Hoo boy, did this stick with me:
"It's that whole thing about feeling like I don't have enough to offer until I get my own stuff in order."
It's interesting that my favorite bloggers (you, Lachlan, etc.) are all looking for the same things -- some sort of spiritual enjoyment of life. We're not looking for "stuff" and "things" that can be bought, but rather that can be made with a little bit of time and a happy heart. It's like we all just want the pain to ease up a little bit so we can feel good enough to pursue/enjoy the important things in life.
Great "ask me something" question. I know exactly what's keeping me in place (the anticipation of something better), but I just don't know how to deal with the literal feeling of suffocation in the interim.
In any event, I wish you all the happiness your heart can hold, and a thousand times more. I also wish you a happy blogiversary!
I constantly complain about the suckiness of my life; it takes me a while to remember that it used to be quite a bit suckier.
And then I feel better, for a little while. :)

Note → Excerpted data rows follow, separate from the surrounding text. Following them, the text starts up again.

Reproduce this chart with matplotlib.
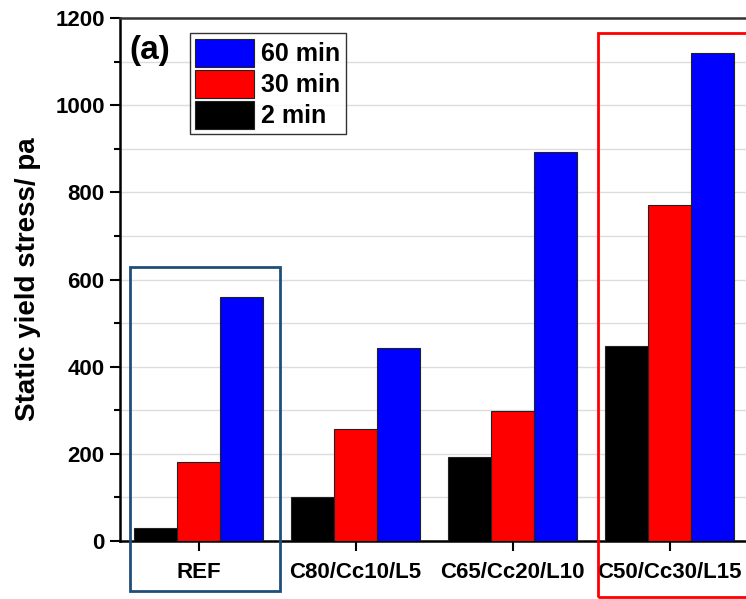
import matplotlib.pyplot as plt
import matplotlib.patches as patches
import numpy as np

plt.rcParams['font.family'] = ['Liberation Sans', 'DejaVu Sans']
plt.rcParams['font.weight'] = 'bold'

# data
mixes = ["REF", "C80/Cc10/L5", "C65/Cc20/L10", "C50/Cc30/L15"]
stress_2min = [30, 101, 193, 447]
stress_30min = [181, 257, 298, 771]
stress_60min = [560, 443, 893, 1120]

fig = plt.figure(figsize=(7.46, 5.99), dpi=100)
W, H = 746, 599
ax = fig.add_axes([120 / W, 58 / H, 628 / W, 523 / H])

x = np.arange(len(mixes))
w = 0.273
ax.bar(x - w, stress_2min, w, color='black', edgecolor='#222222', linewidth=0.8, label='2 min', zorder=3)
ax.bar(x, stress_30min, w, color='#ff0000', edgecolor='#222222', linewidth=0.8, label='30 min', zorder=3)
ax.bar(x + w, stress_60min, w, color='#0000ff', edgecolor='#222222', linewidth=0.8, label='60 min', zorder=3)

ax.set_xlim(-0.5, 3.5)
ax.set_ylim(0, 1200)
ax.set_yticks(np.arange(0, 1201, 200))
ax.set_yticks(np.arange(100, 1200, 200), minor=True)
ax.grid(axis='y', which='both', color='#dddddd', linewidth=1, zorder=0)
ax.set_xticks(x)
ax.set_xticklabels(mixes, fontsize=16, fontweight='bold')
ax.tick_params(axis='y', which='major', labelsize=16, length=7, width=1.5, direction='out', pad=4)
ax.tick_params(axis='y', which='minor', length=4, width=1.5, direction='out')
ax.tick_params(axis='x', length=7, width=1.5, direction='out', pad=8)
for lab in ax.get_yticklabels():
    lab.set_fontweight('bold')
for s in ax.spines.values():
    s.set_linewidth(1.8)
ax.spines['right'].set_visible(False)
ax.spines['top'].set_color('#333333')

ax.set_ylabel("Static yield stress/ pa", fontsize=20, fontweight='bold', labelpad=10)

handles, labels = ax.get_legend_handles_labels()
leg = ax.legend(handles[::-1], labels[::-1], loc='upper left', bbox_to_anchor=(0.111, 0.971),
                fontsize=18, frameon=True, fancybox=False, edgecolor='black',
                handlelength=2.35, handleheight=1.35, labelspacing=0.12, borderpad=0.22,
                handletextpad=0.3, borderaxespad=0)
leg.get_frame().set_linewidth(1.0)
for t in leg.get_texts():
    t.set_fontweight('bold')

ax.text(0.015, 0.968, "(a)", transform=ax.transAxes, fontsize=24, fontweight='bold', va='top', ha='left')

# highlight boxes (figure pixel coords)
fig.patches.append(patches.Rectangle((130 / W, (H - 591) / H), 150 / W, 324 / H, transform=fig.transFigure,
                                     fill=False, edgecolor='#1f4e79', linewidth=2, zorder=10))
fig.patches.append(patches.Rectangle((598 / W, (H - 597) / H), 160 / W, 564 / H, transform=fig.transFigure,
                                     fill=False, edgecolor='#ff0000', linewidth=2, zorder=10))

fig.savefig("out.png", dpi=100)
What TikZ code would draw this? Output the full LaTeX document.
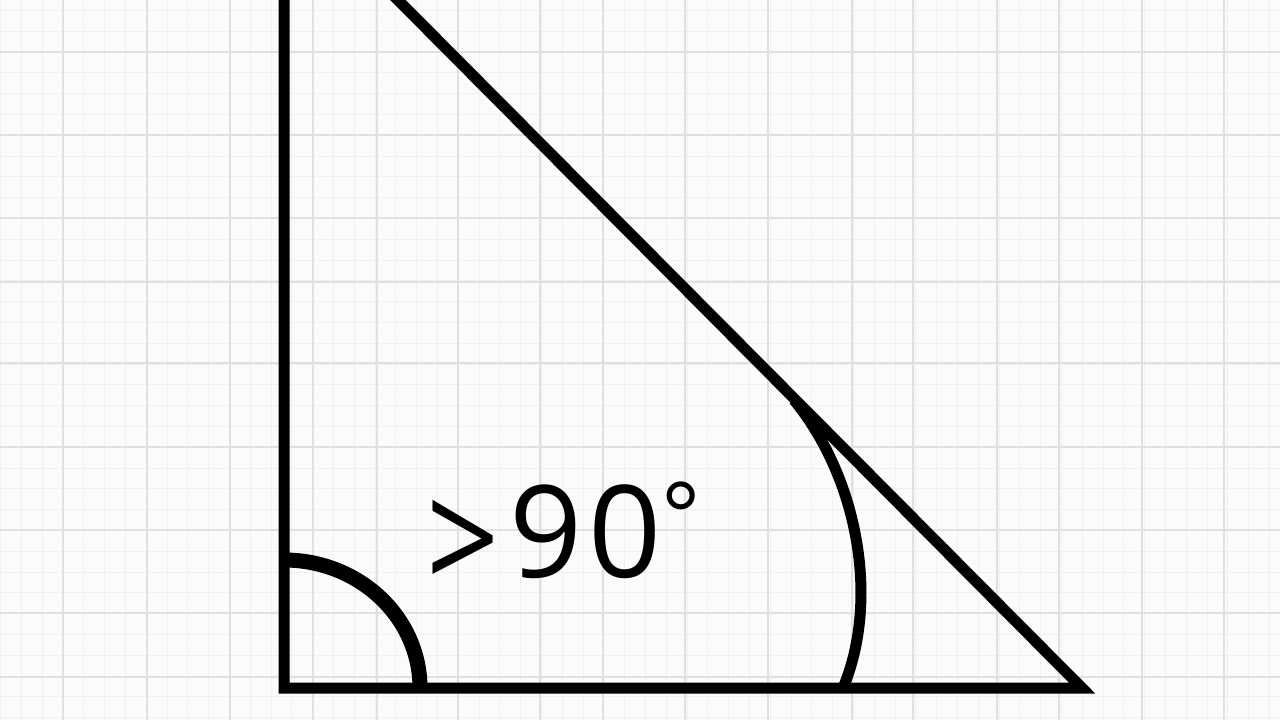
\documentclass[tikz,border=0pt]{standalone}
\usepackage{fontspec}
\usepackage{graphicx}
\newfontfamily\labelfont{Open Sans}
\definecolor{paper}{HTML}{FBFBFB}
\definecolor{minorgrid}{HTML}{F0F0F0}
\definecolor{majorgrid}{HTML}{E0E0E0}
\tikzset{
  minorline/.style={draw=minorgrid, line width=0.9pt},
  majorline/.style={draw=majorgrid, line width=1.3pt},
  figline/.style={draw=black, line width=11pt, line join=miter},
  anglemark/.style={draw=black, line width=15pt},
  bigarc/.style={draw=black, line width=11pt},
}
\begin{document}
\begin{tikzpicture}[x=1pt,y=-1pt]
  \useasboundingbox (0,0) rectangle (1280,720);
  \fill[paper] (0,0) rectangle (1280,720);
  % minor grid
  \foreach \i in {0,...,62} {
    \draw[minorline] ({\i*20.8+0.6},0) -- ({\i*20.8+0.6},720);
  }
  \foreach \i in {0,...,35} {
    \draw[minorline] (0,{\i*20.8+10.4}) -- (1280,{\i*20.8+10.4});
  }
  % major grid
  \foreach \x in {63,147,230,313,377,458,540,603,685,768,852,913,997,1059,1142,1224} {
    \draw[majorline] (\x,0) -- (\x,720);
  }
  \foreach \y in {52,135,218,282,363,447,530,613,677} {
    \draw[majorline] (0,\y) -- (1280,\y);
  }
  % triangle
  \coordinate (T1) at (284,-10);
  \coordinate (A) at (284,688);
  \coordinate (B) at (1082,688);
  \coordinate (T2) at (388,-10);
  \draw[figline] (T1) -- (A) -- (B) -- (T2);
  % right-angle mark
  \coordinate (R1) at (420,688);
  \draw[anglemark] (R1) arc[start angle=0, end angle=-90, x radius=136, y radius=128];
  % large arc
  \coordinate (S1) at (843,688);
  \coordinate (S2) at (794,400);
  \draw[bigarc] (S1) .. controls (880,600) and (858,478) .. (S2);
  % label
  \node[anchor=base west, inner sep=0pt, font=\labelfont\fontsize{128}{128}\selectfont] (lbl) at (426,577)
    {\raisebox{-15pt}{\scalebox{1}[1.19]{>}}\hspace{10pt}9\hspace{6pt}0\hspace{0pt}{\fontsize{92}{92}\selectfont\raisebox{29pt}{°}}};
\end{tikzpicture}
\end{document}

You're life can never be that bad. First, you're an awesome woman. Second, you've never been engaged to someone with a metal plate in their head. See, everything works out in time ;P
Hey Irk! Spinning through to say Hi Chica! If all of the elements of life are individual springs (i.e. love, money, house, career, health, family...etc)then life is all about trying to get all the springs in a box all at one time without any springs poking out. But when you hit your 30s you realize that ain't never gonna happen so you figure out which springs you are okay with poking out a bit and sometimes it changes. did that make ANY kind of sense? I got zero answers but being in my 30s is feeling pretty good. Cheers to you chica! Hey where are the relay pics?
Dawn: Thanks! :)
Nat: Thanks! :)
fun: Thanks! :) And I just uploaded the pics from my camera to my computer.